Jurisdictional Considerations
The U.S. District Court addressed jurisdictional issues regarding CBE's appeal, particularly concerning its claim that the Bankruptcy Court denied its request for a jury trial. The court clarified that under 28 U.S.C. § 158(a), its jurisdiction is limited to reviewing final judgments, orders, and decrees of the Bankruptcy Court. Since the Bankruptcy Court had deferred the jury trial issue pending other proceedings, this action did not constitute a final order and thus fell outside the appellate court's jurisdiction. The court emphasized that a decision to take an issue under advisement is not an appealable order, further supporting the conclusion that CBE's appeal on this matter was moot following the dismissal of its claims on summary judgment.
Final Judgment
In conclusion, the U.S. District Court affirmed the Bankruptcy Court's judgment, maintaining that CBE could not demonstrate an immediate right to the $500,000 deposit and that its claims of conversion and breach of fiduciary duty were without merit.

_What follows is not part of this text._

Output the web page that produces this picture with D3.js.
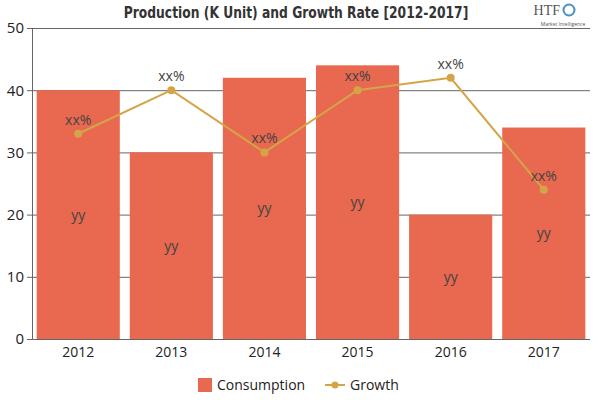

The court upheld the Bankruptcy Court's reasoning that the entitlement to the funds was genuinely in dispute, requiring resolution before any claim could succeed. Furthermore, the court reiterated that Pillsbury's actions in holding the funds were appropriate under the circumstances, reflecting compliance with its obligations as counsel and fiduciary. As a result, the dismissal of CBE's claims was deemed appropriate based on the legal standards and factual findings presented.